* Records provided *
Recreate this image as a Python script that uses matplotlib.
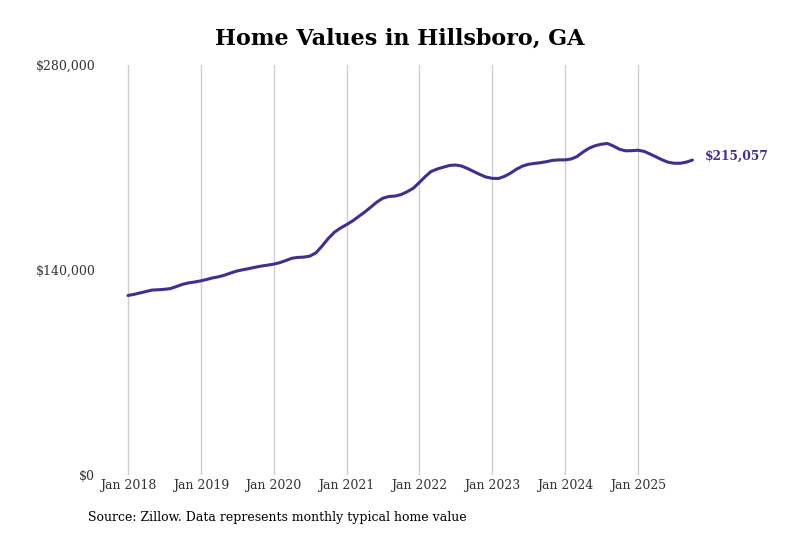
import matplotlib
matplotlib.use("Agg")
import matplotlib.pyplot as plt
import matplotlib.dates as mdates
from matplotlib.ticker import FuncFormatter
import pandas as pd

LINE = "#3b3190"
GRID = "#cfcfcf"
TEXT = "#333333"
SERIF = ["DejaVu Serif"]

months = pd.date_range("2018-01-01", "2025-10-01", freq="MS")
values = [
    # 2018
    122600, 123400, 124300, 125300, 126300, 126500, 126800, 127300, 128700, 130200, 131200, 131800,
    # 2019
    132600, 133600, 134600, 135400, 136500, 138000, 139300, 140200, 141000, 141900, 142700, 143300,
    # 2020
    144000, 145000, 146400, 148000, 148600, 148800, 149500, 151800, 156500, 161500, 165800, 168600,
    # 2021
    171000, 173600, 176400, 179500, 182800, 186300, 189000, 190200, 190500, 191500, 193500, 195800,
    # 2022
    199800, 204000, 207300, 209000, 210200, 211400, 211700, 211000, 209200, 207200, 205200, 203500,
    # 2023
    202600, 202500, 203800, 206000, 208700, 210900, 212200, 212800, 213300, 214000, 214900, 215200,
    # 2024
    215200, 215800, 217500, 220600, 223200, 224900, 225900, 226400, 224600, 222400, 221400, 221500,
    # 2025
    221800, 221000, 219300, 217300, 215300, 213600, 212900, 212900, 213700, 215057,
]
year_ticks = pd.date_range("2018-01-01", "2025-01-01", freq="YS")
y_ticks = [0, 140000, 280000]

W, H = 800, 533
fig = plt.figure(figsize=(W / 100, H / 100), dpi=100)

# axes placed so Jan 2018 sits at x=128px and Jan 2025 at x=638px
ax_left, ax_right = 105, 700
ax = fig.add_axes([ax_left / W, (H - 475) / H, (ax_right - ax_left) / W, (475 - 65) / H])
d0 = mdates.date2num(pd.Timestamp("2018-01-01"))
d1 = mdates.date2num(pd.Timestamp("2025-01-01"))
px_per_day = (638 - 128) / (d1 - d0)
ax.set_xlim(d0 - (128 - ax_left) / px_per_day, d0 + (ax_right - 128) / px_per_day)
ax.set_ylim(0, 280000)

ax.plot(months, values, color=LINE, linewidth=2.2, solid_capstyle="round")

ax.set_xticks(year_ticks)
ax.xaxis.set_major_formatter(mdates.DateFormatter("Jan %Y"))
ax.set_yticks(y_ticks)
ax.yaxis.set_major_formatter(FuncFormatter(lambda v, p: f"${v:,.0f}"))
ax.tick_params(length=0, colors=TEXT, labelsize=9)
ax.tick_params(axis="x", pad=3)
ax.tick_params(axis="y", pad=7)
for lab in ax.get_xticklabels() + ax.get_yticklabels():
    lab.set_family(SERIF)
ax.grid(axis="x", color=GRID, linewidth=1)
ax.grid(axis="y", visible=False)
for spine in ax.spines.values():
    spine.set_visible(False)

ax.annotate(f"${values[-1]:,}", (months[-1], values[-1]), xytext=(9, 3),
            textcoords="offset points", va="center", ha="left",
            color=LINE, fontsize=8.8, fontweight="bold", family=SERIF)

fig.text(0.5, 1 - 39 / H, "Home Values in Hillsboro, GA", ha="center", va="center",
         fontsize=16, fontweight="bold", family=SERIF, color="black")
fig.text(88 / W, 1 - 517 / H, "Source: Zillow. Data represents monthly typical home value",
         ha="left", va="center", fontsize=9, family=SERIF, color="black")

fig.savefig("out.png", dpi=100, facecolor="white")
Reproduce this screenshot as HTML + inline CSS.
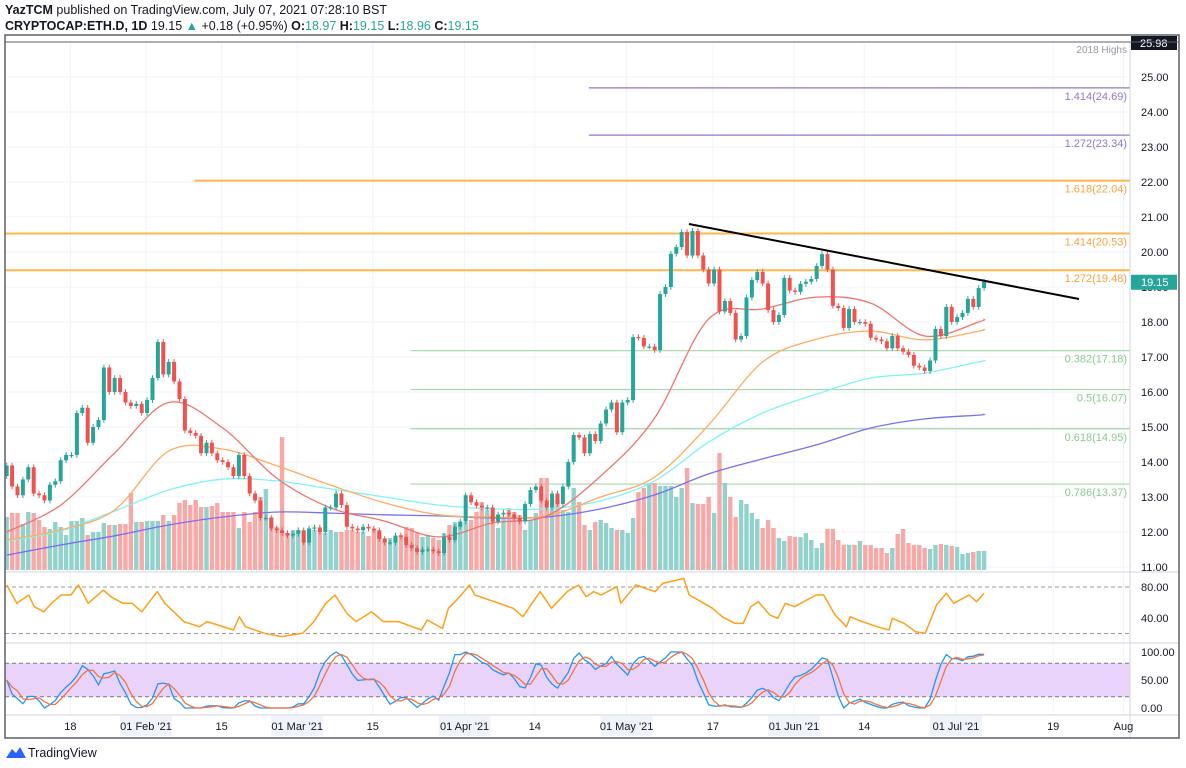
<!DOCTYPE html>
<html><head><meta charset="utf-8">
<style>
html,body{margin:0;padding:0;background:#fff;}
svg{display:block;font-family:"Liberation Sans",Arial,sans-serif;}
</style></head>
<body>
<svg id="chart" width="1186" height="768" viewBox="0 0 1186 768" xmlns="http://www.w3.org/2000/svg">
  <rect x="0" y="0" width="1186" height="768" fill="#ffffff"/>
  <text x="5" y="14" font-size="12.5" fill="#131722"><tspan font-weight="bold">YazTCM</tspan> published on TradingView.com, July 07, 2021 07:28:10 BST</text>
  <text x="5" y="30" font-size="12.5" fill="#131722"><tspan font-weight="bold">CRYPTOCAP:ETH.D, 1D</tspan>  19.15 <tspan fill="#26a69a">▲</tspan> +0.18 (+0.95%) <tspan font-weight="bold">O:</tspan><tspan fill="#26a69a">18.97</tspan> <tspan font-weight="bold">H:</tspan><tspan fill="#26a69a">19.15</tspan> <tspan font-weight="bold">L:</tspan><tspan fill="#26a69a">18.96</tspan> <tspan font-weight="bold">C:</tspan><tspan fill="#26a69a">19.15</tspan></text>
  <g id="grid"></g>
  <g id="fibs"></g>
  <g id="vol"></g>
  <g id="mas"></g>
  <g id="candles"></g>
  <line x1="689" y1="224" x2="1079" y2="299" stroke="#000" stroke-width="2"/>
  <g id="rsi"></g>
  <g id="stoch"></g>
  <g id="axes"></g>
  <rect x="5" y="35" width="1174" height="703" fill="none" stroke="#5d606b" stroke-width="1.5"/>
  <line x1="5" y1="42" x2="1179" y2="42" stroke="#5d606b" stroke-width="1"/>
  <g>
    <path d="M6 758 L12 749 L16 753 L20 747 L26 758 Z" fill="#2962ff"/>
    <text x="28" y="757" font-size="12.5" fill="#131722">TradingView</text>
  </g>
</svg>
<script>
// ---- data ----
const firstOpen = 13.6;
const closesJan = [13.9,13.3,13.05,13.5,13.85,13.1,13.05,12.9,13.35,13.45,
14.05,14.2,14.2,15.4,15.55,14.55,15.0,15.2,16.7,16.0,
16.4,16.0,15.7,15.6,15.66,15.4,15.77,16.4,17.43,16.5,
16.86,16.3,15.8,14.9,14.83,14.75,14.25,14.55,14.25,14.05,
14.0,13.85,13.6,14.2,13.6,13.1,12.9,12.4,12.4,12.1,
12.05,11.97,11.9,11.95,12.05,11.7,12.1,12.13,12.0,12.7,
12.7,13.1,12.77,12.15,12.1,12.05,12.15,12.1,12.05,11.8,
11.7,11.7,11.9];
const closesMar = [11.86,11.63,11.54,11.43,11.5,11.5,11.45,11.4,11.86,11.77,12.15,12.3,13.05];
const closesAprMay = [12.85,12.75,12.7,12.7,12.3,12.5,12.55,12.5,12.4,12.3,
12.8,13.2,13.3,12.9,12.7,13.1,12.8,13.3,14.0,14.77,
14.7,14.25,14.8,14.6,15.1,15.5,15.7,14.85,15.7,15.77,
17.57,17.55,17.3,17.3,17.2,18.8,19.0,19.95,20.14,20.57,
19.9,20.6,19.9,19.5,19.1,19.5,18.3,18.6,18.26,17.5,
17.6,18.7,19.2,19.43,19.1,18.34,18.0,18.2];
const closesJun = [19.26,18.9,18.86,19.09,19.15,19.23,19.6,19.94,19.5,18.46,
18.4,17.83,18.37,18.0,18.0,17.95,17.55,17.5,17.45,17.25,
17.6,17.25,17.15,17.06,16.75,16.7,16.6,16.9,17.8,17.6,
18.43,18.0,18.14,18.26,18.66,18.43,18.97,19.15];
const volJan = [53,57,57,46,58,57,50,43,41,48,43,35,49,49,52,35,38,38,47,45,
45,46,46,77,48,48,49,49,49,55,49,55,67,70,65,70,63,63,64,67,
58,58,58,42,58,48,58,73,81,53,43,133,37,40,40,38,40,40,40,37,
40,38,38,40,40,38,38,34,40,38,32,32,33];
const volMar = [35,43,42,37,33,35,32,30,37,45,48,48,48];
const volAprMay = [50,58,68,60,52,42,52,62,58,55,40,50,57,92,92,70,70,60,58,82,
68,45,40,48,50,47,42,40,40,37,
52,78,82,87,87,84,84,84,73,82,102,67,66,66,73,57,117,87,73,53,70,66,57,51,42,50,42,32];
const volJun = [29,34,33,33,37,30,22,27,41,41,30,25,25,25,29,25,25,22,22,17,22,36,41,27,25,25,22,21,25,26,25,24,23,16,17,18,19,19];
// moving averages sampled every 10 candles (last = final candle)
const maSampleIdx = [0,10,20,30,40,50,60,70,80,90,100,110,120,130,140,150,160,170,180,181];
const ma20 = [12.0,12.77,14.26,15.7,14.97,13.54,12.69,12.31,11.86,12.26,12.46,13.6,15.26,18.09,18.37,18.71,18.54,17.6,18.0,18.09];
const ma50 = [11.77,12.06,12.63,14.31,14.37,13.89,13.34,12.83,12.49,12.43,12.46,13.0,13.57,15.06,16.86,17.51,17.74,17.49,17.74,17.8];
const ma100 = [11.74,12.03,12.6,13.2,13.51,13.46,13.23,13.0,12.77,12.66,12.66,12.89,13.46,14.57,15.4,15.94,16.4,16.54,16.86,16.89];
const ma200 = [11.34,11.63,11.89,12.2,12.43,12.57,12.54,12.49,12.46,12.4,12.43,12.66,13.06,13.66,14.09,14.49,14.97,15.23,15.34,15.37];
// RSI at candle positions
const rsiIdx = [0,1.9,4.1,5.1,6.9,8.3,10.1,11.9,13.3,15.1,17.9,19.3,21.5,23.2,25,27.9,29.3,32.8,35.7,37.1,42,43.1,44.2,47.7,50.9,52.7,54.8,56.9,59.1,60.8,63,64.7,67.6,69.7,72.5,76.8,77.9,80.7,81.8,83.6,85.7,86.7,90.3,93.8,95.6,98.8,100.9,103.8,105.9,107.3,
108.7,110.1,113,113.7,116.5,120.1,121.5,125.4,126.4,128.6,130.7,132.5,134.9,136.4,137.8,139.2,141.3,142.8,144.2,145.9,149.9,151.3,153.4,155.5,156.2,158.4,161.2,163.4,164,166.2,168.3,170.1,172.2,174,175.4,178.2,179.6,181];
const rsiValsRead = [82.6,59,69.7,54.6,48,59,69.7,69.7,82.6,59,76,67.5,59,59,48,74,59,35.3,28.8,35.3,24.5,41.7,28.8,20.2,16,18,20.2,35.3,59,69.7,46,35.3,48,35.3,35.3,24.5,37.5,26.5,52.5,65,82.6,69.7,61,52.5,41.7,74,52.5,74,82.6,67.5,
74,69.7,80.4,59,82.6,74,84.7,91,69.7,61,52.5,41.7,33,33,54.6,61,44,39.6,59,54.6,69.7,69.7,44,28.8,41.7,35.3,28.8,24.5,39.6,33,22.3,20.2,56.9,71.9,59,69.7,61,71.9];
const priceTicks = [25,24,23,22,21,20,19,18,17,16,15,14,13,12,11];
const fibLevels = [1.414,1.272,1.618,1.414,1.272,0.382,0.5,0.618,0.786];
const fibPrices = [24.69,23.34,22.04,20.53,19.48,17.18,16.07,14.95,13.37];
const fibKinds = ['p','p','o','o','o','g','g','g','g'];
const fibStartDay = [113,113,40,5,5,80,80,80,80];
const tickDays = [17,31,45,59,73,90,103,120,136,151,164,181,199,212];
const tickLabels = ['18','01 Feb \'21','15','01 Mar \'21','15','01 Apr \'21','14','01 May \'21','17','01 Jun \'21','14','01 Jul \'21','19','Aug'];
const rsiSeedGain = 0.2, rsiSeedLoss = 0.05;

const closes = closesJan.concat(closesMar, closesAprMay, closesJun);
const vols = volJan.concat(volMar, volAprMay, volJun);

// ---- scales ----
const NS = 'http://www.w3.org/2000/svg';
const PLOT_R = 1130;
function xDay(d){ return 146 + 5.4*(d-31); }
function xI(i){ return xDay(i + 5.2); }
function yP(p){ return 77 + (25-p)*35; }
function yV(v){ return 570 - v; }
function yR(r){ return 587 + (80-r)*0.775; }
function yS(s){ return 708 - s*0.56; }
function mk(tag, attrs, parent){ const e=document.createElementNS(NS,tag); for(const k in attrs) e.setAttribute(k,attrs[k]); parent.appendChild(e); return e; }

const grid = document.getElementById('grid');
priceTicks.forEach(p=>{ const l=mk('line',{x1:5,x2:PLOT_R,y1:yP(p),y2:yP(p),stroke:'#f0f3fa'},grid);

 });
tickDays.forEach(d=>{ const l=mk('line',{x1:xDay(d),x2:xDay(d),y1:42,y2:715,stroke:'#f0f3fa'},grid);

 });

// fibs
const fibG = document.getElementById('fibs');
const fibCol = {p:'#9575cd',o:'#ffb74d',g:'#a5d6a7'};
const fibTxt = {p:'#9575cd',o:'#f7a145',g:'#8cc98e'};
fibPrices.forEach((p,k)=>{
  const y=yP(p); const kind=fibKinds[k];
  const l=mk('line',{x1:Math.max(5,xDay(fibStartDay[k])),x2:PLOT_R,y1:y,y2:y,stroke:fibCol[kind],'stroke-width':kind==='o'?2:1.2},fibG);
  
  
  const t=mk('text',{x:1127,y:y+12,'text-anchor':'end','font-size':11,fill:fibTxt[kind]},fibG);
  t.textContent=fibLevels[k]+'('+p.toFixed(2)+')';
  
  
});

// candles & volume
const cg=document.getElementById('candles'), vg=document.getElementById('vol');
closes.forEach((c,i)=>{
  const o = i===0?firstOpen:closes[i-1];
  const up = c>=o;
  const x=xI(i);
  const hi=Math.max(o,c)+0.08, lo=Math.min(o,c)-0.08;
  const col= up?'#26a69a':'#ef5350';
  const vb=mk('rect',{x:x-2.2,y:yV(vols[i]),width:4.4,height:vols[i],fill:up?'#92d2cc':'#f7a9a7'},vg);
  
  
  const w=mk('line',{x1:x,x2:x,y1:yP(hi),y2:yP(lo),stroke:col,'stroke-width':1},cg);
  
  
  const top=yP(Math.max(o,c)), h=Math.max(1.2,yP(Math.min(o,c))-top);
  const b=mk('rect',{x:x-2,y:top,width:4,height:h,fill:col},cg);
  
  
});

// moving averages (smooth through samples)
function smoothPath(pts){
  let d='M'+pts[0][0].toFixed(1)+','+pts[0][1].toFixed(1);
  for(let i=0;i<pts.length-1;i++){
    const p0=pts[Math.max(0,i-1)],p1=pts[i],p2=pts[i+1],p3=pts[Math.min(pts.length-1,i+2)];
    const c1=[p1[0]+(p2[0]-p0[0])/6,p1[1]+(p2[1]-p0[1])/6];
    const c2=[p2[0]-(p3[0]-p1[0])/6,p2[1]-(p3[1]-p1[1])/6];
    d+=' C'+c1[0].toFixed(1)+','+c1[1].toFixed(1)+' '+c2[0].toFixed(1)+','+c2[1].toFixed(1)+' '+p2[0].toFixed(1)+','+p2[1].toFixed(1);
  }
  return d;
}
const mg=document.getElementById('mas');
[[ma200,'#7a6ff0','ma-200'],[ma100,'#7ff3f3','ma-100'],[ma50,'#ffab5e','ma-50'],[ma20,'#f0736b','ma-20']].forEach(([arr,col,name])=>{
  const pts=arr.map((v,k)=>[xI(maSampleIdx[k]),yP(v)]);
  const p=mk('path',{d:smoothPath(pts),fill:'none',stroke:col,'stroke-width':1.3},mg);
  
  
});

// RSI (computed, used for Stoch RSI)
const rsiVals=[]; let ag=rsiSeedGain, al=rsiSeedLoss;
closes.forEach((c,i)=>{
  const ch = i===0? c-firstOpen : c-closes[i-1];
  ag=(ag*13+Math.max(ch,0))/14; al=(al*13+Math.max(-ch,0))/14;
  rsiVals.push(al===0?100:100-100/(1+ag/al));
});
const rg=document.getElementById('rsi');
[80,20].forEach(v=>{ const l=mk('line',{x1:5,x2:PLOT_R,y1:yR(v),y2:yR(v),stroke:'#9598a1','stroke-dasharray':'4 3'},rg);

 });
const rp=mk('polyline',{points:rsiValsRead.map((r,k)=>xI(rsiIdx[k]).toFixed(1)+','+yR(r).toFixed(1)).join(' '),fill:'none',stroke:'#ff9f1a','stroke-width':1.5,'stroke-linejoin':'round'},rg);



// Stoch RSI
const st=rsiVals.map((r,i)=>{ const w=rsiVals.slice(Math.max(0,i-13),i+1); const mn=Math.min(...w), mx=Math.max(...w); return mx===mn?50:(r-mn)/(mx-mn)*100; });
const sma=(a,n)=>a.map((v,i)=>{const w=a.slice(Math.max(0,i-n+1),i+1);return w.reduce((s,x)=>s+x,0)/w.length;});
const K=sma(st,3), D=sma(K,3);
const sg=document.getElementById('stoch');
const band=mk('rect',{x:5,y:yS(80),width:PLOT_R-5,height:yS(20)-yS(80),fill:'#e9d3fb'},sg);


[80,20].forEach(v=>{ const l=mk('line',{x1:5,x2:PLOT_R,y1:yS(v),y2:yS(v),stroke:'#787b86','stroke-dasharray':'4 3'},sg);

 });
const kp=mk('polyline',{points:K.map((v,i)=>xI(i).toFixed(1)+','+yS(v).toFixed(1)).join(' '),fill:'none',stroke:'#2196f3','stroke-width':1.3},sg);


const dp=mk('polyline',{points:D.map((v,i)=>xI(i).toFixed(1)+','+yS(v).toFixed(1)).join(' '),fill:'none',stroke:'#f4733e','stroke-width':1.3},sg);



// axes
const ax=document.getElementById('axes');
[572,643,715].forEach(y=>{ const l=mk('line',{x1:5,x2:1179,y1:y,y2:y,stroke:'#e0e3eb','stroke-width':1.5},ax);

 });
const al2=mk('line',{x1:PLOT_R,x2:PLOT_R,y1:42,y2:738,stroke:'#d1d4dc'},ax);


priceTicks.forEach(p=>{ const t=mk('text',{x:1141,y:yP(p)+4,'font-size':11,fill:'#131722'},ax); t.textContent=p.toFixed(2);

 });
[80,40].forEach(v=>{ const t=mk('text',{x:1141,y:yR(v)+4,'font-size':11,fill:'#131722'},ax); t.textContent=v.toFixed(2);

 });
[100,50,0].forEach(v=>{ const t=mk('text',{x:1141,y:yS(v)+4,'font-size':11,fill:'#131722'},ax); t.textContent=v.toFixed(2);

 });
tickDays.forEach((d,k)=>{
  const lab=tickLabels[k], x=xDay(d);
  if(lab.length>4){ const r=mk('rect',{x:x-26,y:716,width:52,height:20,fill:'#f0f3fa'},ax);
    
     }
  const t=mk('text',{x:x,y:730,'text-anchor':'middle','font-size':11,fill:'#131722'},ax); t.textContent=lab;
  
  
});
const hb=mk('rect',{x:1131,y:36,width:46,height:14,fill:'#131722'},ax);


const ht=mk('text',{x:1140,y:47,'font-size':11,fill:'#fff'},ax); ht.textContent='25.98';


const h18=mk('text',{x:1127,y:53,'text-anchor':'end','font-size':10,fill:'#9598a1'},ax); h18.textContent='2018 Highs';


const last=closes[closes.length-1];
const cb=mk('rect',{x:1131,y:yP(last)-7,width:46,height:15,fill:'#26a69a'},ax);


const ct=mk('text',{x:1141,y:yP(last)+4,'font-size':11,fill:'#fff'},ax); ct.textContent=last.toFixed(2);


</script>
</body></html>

* Short task *
In the records above, locate the lines holding the word "this". Copy each of them.

* Correct output *
Recreate this image as a Python script that uses matplotlib.
Reproduce this screenshot as HTML + inline CSS.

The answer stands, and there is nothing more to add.